Dynamic DNS (address takeover-type-things)
Andy Poling
andy@globalauctions.com
Tue, 20 Oct 1998 10:56:59 -0400 (EDT)
On Mon, 19 Oct 1998 alanr@bell-labs.com wrote:
> > The first is that DNS is highly cached. That is to say, other DNS servers
> > are caching your answer (albeit for as long as you tell them to) so that you
> > cannot effect an immediate change. Maybe something more like 15 minutes
> > would be effective.
> >
> The difference is that dynamic DNS has protocol extensions to handle this.
That only controls _your_ DNS server. The zillions of others out there are
still going to cache your data for as long as your TTL specifies. And BIND,
at least, enforces a minimum TTL on the data it caches. This is the
authors' attempt at avoiding DNS thrashing I guess.
> > The second is, in your given example (web service) you have a problem in
> > that browsers cache IP addresses practically indefinitely. They are not
> > aware of (or choose to ignore) the TTL specified in the DNS data and cache
> > the IP address as long as they feel like (which could be days in my
> > experience).
> >
>
> I see my browser constantly doing DNS lookups. It tends to cache pages, but not IP
> addrs (at least on my PC)
Not if you stay on one site.
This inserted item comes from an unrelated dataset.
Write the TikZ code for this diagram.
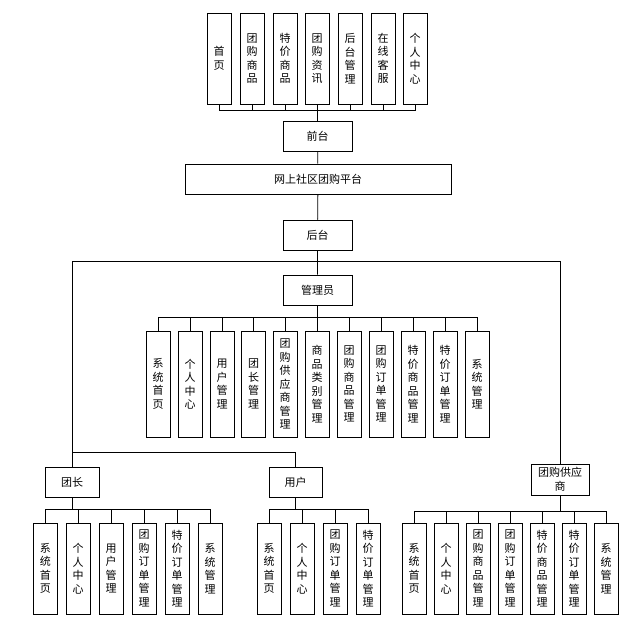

Picture an intranet (or a surfer with very
limited interestes) where the client uses one main server 99% of the time...
> > I guess my point is that an IP fail-over is still a critical part of any
> > complete solution...
>
> I wasn't trying to replace it, just open up a discussion about what role (if any) this
> technique should have.
I know... I just wanted to make sure we were all on the same page.